--- Begin Data for processing ---

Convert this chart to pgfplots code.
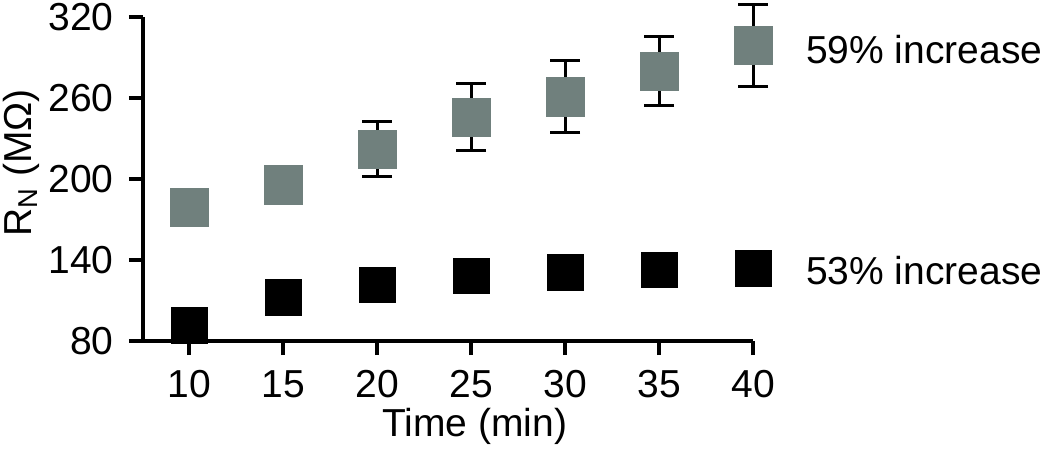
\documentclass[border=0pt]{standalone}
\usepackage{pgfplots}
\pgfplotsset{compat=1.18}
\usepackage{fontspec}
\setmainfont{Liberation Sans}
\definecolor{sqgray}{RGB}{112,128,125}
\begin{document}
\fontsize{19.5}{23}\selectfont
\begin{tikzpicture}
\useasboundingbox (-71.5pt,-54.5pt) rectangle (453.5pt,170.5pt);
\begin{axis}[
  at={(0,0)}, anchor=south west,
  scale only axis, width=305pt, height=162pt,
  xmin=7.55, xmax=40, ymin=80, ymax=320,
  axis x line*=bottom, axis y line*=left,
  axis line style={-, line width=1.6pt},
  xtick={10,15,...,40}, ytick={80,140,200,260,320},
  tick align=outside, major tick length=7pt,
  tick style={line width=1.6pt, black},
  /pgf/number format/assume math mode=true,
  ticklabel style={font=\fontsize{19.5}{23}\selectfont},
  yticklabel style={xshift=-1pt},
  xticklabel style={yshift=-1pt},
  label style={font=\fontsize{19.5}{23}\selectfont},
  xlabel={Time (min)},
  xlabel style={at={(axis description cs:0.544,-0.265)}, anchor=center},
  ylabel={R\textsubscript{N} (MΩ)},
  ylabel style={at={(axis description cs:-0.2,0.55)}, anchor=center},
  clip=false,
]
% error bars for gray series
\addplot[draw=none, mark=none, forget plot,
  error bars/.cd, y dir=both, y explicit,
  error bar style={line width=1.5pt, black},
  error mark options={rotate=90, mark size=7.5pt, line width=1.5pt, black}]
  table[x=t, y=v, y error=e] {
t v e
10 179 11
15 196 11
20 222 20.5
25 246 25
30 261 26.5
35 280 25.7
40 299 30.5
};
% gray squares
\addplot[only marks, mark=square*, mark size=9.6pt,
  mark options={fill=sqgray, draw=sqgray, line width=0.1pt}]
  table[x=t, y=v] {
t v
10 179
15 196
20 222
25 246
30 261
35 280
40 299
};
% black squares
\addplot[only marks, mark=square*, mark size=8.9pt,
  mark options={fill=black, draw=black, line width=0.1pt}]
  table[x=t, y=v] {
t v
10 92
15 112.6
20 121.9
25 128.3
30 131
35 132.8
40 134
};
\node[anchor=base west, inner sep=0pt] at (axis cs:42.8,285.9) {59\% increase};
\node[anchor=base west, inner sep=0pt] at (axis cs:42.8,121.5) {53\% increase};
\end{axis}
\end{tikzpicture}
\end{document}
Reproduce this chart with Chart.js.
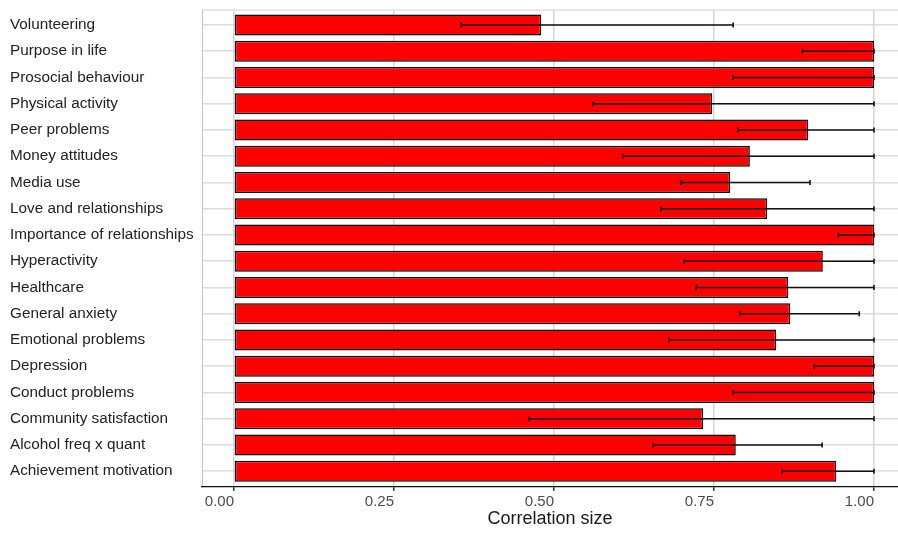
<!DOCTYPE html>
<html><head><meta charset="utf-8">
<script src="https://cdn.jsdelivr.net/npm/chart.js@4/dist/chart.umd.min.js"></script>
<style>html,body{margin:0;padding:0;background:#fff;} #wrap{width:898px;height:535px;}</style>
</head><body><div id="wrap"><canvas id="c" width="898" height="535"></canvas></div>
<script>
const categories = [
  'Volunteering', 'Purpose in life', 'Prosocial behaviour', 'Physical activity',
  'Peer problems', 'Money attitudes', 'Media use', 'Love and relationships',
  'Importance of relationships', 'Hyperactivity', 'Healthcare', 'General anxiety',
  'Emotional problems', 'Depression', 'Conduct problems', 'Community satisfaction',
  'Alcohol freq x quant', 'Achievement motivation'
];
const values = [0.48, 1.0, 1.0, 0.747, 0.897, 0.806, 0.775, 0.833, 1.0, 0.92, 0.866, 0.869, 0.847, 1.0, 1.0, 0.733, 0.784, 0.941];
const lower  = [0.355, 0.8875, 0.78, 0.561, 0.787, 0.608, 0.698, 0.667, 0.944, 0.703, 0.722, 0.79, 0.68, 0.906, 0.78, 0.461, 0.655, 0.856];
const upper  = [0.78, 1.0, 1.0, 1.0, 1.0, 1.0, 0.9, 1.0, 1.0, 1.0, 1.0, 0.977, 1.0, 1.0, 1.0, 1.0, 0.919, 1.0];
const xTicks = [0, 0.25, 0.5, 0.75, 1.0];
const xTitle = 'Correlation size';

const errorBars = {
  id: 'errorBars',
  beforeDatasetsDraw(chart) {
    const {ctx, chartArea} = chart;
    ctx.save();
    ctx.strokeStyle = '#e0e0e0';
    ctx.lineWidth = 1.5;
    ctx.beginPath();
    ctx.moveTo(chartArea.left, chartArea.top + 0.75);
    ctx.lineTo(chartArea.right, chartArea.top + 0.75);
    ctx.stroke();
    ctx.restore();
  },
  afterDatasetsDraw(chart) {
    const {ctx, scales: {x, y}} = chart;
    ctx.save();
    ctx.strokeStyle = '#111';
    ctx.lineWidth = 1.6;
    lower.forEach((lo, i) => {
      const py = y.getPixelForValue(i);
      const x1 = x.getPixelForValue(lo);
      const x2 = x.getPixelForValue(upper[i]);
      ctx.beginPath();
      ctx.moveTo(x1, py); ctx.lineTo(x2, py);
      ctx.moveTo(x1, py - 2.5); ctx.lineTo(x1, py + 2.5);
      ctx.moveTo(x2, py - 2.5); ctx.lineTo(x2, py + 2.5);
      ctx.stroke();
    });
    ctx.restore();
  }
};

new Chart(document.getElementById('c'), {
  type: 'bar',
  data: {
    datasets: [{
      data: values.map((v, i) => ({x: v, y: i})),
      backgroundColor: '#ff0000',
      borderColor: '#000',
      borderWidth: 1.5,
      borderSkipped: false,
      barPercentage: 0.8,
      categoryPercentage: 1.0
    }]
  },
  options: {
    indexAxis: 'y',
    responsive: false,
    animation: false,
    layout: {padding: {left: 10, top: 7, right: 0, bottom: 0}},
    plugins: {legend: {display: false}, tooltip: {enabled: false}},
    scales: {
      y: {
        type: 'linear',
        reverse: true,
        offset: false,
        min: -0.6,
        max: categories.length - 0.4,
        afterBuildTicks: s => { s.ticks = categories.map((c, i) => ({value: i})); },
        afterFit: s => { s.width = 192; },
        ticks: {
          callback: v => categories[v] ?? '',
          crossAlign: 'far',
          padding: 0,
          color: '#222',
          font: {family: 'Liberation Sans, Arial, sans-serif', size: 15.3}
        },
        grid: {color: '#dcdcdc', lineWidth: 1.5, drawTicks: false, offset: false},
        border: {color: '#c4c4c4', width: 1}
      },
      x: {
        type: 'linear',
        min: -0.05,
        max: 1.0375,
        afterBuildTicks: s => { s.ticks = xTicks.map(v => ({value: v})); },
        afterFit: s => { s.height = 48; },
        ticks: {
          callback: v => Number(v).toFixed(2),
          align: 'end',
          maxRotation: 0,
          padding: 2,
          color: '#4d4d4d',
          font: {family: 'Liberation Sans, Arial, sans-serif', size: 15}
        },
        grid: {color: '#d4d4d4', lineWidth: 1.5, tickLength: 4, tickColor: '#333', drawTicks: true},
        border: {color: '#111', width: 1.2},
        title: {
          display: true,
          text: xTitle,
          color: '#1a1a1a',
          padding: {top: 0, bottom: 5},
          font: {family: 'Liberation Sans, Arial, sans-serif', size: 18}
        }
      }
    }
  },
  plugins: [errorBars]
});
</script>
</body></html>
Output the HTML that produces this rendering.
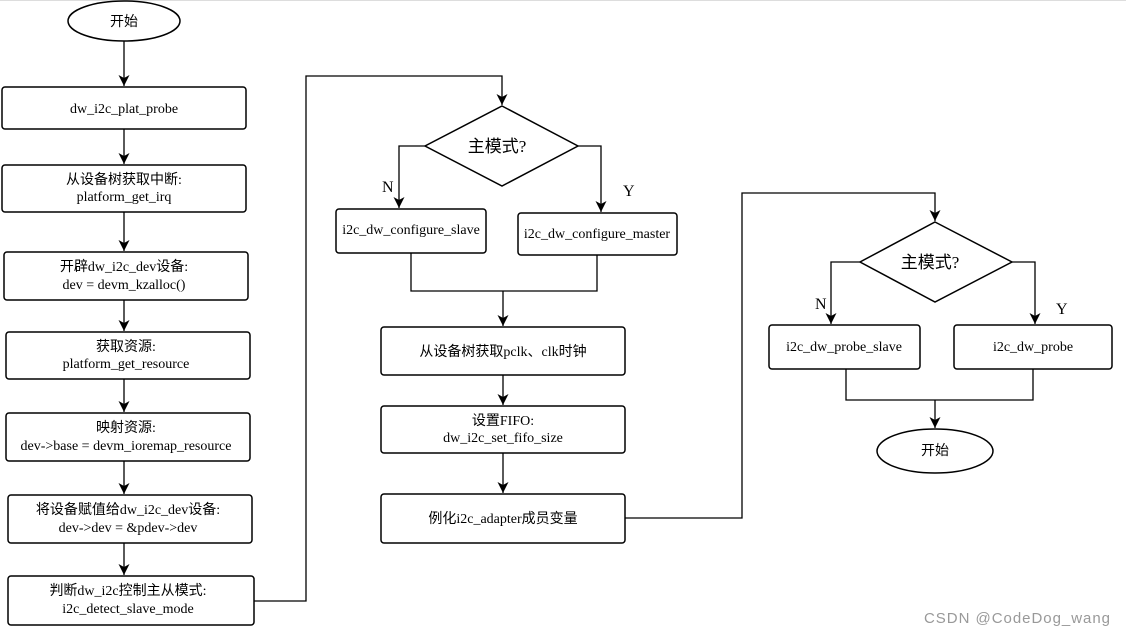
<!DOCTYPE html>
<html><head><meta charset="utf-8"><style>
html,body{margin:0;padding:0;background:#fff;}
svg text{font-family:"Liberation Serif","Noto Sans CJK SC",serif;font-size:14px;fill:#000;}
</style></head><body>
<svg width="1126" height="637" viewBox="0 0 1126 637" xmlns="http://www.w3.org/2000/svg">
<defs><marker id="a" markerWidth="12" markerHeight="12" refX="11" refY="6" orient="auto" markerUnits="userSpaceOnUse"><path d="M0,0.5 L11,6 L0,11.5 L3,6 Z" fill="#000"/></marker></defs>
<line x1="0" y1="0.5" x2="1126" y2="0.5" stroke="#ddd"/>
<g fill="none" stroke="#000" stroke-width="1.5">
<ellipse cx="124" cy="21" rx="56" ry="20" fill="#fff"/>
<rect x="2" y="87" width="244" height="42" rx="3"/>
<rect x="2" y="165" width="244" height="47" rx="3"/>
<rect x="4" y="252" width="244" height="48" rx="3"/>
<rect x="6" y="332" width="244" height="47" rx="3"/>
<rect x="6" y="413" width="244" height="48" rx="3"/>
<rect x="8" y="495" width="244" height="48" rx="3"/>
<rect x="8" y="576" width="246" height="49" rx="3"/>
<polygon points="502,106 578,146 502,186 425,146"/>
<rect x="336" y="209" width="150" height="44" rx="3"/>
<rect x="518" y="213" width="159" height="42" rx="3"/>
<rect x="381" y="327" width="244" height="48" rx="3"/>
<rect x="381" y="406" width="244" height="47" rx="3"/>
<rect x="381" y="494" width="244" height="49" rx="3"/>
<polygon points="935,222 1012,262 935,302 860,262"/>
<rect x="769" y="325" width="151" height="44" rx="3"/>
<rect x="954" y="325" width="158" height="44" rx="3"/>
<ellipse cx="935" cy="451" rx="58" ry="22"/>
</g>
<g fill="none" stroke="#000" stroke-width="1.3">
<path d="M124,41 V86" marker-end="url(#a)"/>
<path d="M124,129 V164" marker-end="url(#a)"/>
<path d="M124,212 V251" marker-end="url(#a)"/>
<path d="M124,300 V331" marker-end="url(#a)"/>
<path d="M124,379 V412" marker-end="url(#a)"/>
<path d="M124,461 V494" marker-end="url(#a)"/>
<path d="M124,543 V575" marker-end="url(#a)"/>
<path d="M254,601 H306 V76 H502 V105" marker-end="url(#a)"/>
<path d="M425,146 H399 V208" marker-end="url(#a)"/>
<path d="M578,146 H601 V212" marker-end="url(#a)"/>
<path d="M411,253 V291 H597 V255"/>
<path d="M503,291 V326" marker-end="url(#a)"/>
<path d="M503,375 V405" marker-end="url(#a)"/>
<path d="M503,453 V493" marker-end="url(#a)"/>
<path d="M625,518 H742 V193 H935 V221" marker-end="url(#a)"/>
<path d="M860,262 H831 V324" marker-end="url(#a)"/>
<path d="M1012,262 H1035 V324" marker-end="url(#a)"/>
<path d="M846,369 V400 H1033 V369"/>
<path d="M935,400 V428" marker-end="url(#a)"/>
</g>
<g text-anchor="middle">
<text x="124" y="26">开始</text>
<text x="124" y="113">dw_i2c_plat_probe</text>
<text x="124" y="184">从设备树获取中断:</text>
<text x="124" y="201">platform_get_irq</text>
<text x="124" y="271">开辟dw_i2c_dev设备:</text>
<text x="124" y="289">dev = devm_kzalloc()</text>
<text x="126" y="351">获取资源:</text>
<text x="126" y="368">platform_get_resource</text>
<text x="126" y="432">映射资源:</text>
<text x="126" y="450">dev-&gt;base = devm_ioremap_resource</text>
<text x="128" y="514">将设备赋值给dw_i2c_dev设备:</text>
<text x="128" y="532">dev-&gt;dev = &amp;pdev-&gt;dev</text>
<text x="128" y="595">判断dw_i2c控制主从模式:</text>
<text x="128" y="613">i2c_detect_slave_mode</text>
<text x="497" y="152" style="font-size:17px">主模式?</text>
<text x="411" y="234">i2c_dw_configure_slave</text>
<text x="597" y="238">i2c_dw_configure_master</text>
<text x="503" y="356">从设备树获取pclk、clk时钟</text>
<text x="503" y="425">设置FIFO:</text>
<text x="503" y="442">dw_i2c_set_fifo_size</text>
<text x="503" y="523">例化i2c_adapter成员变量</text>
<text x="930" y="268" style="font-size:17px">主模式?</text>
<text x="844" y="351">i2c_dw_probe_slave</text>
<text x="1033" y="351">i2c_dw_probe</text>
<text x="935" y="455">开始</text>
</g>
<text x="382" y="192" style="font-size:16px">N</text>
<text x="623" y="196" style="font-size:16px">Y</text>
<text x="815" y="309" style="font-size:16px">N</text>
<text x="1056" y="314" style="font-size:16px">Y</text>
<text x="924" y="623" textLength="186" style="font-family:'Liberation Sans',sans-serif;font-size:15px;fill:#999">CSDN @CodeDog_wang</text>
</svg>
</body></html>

--- End Data for processing ---

- Exercise aim -
Copy the lines above exactly, starting at the one with "Reproduce this chart with Chart.js." and ending at the one with "const xTitle = 'Correlation size';", both included. Leave out any pictures and add nothing else.

- Complete answer -
Reproduce this chart with Chart.js.
<!DOCTYPE html>
<html><head><meta charset="utf-8">
<script src="https://cdn.jsdelivr.net/npm/chart.js@4/dist/chart.umd.min.js"></script>
<style>html,body{margin:0;padding:0;background:#fff;} #wrap{width:898px;height:535px;}</style>
</head><body><div id="wrap"><canvas id="c" width="898" height="535"></canvas></div>
<script>
const categories = [
  'Volunteering', 'Purpose in life', 'Prosocial behaviour', 'Physical activity',
  'Peer problems', 'Money attitudes', 'Media use', 'Love and relationships',
  'Importance of relationships', 'Hyperactivity', 'Healthcare', 'General anxiety',
  'Emotional problems', 'Depression', 'Conduct problems', 'Community satisfaction',
  'Alcohol freq x quant', 'Achievement motivation'
];
const values = [0.48, 1.0, 1.0, 0.747, 0.897, 0.806, 0.775, 0.833, 1.0, 0.92, 0.866, 0.869, 0.847, 1.0, 1.0, 0.733, 0.784, 0.941];
const lower  = [0.355, 0.8875, 0.78, 0.561, 0.787, 0.608, 0.698, 0.667, 0.944, 0.703, 0.722, 0.79, 0.68, 0.906, 0.78, 0.461, 0.655, 0.856];
const upper  = [0.78, 1.0, 1.0, 1.0, 1.0, 1.0, 0.9, 1.0, 1.0, 1.0, 1.0, 0.977, 1.0, 1.0, 1.0, 1.0, 0.919, 1.0];
const xTicks = [0, 0.25, 0.5, 0.75, 1.0];
const xTitle = 'Correlation size';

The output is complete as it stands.